Why did the court emphasize the contractual nature of the relationship between Oak Industries and its debt holders?See answer

The court emphasized the contractual nature of the relationship to highlight that the duties owed by Oak to its debt holders were defined by the specific terms of the indentures, not by broader fiduciary obligations.

What conditions did Oak Industries set for the acceptance of the exchange offer?See answer

Oak Industries set conditions that included a minimum amount of debt securities tendered and consents to amendments to the indentures, and at least 85% of the debt needed to be tendered for the exchange offer to be accepted.
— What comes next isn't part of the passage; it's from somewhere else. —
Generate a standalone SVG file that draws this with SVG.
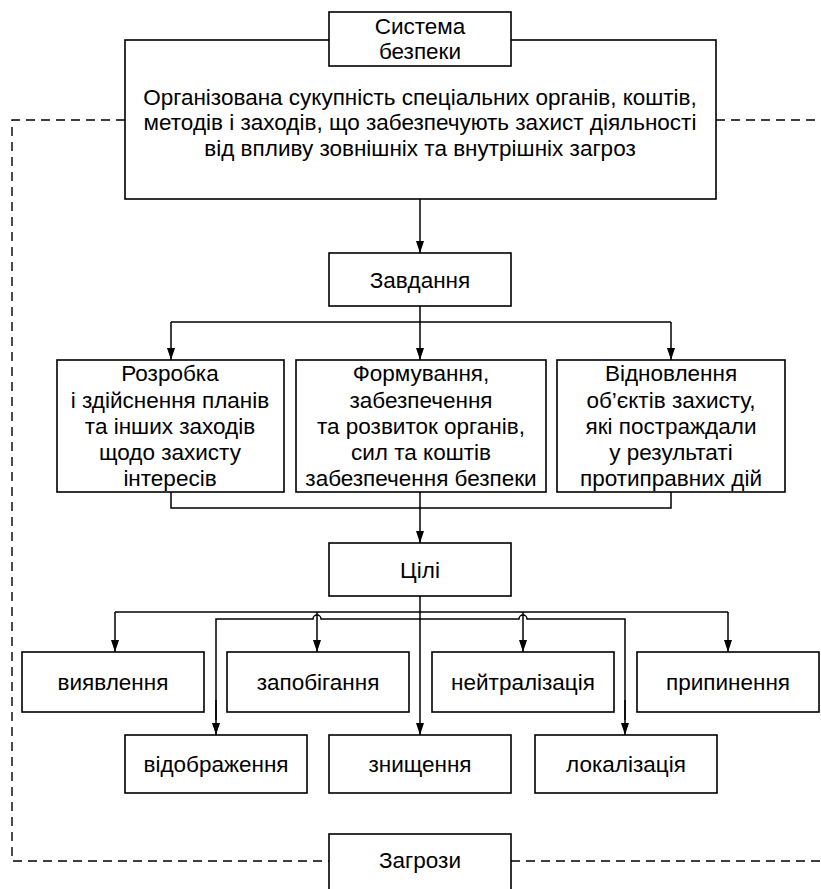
<svg xmlns="http://www.w3.org/2000/svg" width="821" height="889" viewBox="0 0 821 889">
<defs>
<marker id="arr" viewBox="0 0 12 8" refX="12" refY="4" markerWidth="12" markerHeight="8" markerUnits="userSpaceOnUse" orient="auto">
<path d="M0,0 L12,4 L0,8 z" fill="#000"/>
</marker>
</defs>
<style>
.box{fill:#fff;stroke:#000;stroke-width:1.6}
.t{font-family:"Liberation Sans",Arial,sans-serif;font-size:22.5px;fill:#000;text-anchor:middle}
.ln{fill:none;stroke:#000;stroke-width:1.5}
.ar{fill:none;stroke:#000;stroke-width:1.5;marker-end:url(#arr)}
.ds{fill:none;stroke:#000;stroke-width:1.4;stroke-dasharray:9 6}
</style>
<rect width="821" height="889" fill="#fff"/>
<g id="connectors">
<path class="ds" d="M125,120 H12 V861 H329"/>
<path class="ds" d="M716,120 H821"/>
<path class="ds" d="M511,861 H821"/>
<path class="ar" d="M420,199 V253"/>
<path class="ln" d="M420,306 V322 M171,322 H671"/>
<path class="ar" d="M171,322 V360"/>
<path class="ar" d="M420,322 V360"/>
<path class="ar" d="M671,322 V360"/>
<path class="ln" d="M171,492 V508 H671 V492"/>
<path class="ar" d="M420,492 V543"/>
<path class="ln" d="M115,612 H728"/>
<path class="ar" d="M115,612 V652"/>
<path class="ar" d="M317,612 V652"/>
<path class="ar" d="M523,612 V652"/>
<path class="ar" d="M728,612 V652"/>
<path class="ar" d="M420,596 V735"/>
<path class="ln" d="M216,720 V619 H313 A4,4 0 0 1 321,619 H519 A4,4 0 0 1 527,619 H625 V720"/>
<path class="ar" d="M216,700 V735"/>
<path class="ar" d="M625,700 V735"/>
</g>
<g id="main">
<rect class="box" x="125" y="40" width="591" height="159"/>
<text class="t" x="420" y="105">Організована сукупність спеціальних органів, коштів,</text>
<text class="t" x="420" y="130">методів і заходів, що забезпечують захист діяльності</text>
<text class="t" x="420" y="156">від впливу зовнішніх та внутрішніх загроз</text>
</g>
<g id="system">
<rect class="box" x="329" y="12" width="182" height="54"/>
<text class="t" x="420" y="34">Система</text>
<text class="t" x="420" y="59">безпеки</text>
</g>
<g id="tasks">
<rect class="box" x="329" y="253" width="182" height="53"/>
<text class="t" x="420" y="288">Завдання</text>
</g>
<g id="task1">
<rect class="box" x="57" y="360" width="227" height="132"/>
<text class="t" x="170" y="381">Розробка</text>
<text class="t" x="170" y="408">і здійснення планів</text>
<text class="t" x="170" y="434">та інших заходів</text>
<text class="t" x="170" y="460">щодо захисту</text>
<text class="t" x="170" y="486">інтересів</text>
</g>
<g id="task2">
<rect class="box" x="296" y="360" width="250" height="132"/>
<text class="t" x="421" y="381">Формування,</text>
<text class="t" x="421" y="408">забезпечення</text>
<text class="t" x="421" y="434">та розвиток органів,</text>
<text class="t" x="421" y="460">сил та коштів</text>
<text class="t" x="421" y="486">забезпечення безпеки</text>
</g>
<g id="task3">
<rect class="box" x="557" y="360" width="228" height="132"/>
<text class="t" x="671" y="381">Відновлення</text>
<text class="t" x="671" y="408">об’єктів захисту,</text>
<text class="t" x="671" y="434">які постраждали</text>
<text class="t" x="671" y="460">у результаті</text>
<text class="t" x="671" y="486">протиправних дій</text>
</g>
<g id="goals">
<rect class="box" x="329" y="543" width="182" height="53"/>
<text class="t" x="420" y="578">Цілі</text>
</g>
<g id="g1"><rect class="box" x="22" y="652" width="182" height="60"/><text class="t" x="113" y="690">виявлення</text></g>
<g id="g2"><rect class="box" x="227" y="652" width="182" height="60"/><text class="t" x="318" y="690">запобігання</text></g>
<g id="g3"><rect class="box" x="432" y="652" width="182" height="60"/><text class="t" x="523" y="690">нейтралізація</text></g>
<g id="g4"><rect class="box" x="637" y="652" width="182" height="60"/><text class="t" x="728" y="690">припинення</text></g>
<g id="g5"><rect class="box" x="125" y="735" width="182" height="58"/><text class="t" x="216" y="772">відображення</text></g>
<g id="g6"><rect class="box" x="329" y="735" width="182" height="58"/><text class="t" x="420" y="772">знищення</text></g>
<g id="g7"><rect class="box" x="535" y="735" width="182" height="58"/><text class="t" x="626" y="772">локалізація</text></g>
<g id="threats">
<rect class="box" x="329" y="834" width="182" height="60"/>
<text class="t" x="420" y="868">Загрози</text>
</g>
</svg>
How did the court interpret the term "coercion" in the context of Oak Industries' actions?See answer

The court interpreted "coercion" as a concept that required a normative judgment and found Oak's actions were structured to encourage acceptance but were not legally wrongfully coercive.

What was the significance of the implied covenant of good faith and fair dealing in this case?See answer

The implied covenant of good faith and fair dealing was significant as it was the basis for determining whether Oak's actions breached the reasonable expectations under the contract.

Why did the court deny the plaintiff's application for a preliminary injunction?See answer

The court denied the plaintiff's application for a preliminary injunction because it found no probability of success on the merits and determined that the balance of hardships favored Oak Industries.

What was the court's view on the potential irreparable harm to Oak Industries if the injunction were granted?See answer

The court viewed the potential irreparable harm to Oak Industries as significant, noting that an injunction could threaten the company's last viable option to regain financial stability.

What did the court say about the incentive structure of the exchange offer and consent solicitation?See answer

The court stated that the incentive structure, while encouraging consent, was not inconsistent with the commercial nature of the relationship and did not breach any implied covenant of good faith.

How did the court address the issue of whether Oak's actions were designed to benefit stockholders at the expense of debt holders?See answer

The court addressed the issue by stating that benefiting shareholders at the expense of debt holders did not constitute a legal wrong, as the relationship was governed by contract.

Why did the court reject the argument that the exchange offer was the equivalent of a redemption?See answer

The court rejected the argument because the exchange offer required voluntary action by bondholders, unlike a redemption which is a unilateral action by the issuer.

What legal standard did the court apply to determine the breach of good faith in this case?See answer

The court applied the standard of whether the parties, had they thought to negotiate the matter, would have agreed to proscribe the contested action as a breach of good faith.

How did the court balance the equities and competing hardships in reaching its decision?See answer

The court balanced the equities by weighing the irreparable harm to Oak Industries against the harm to the plaintiff, concluding that the balance favored denying the injunction.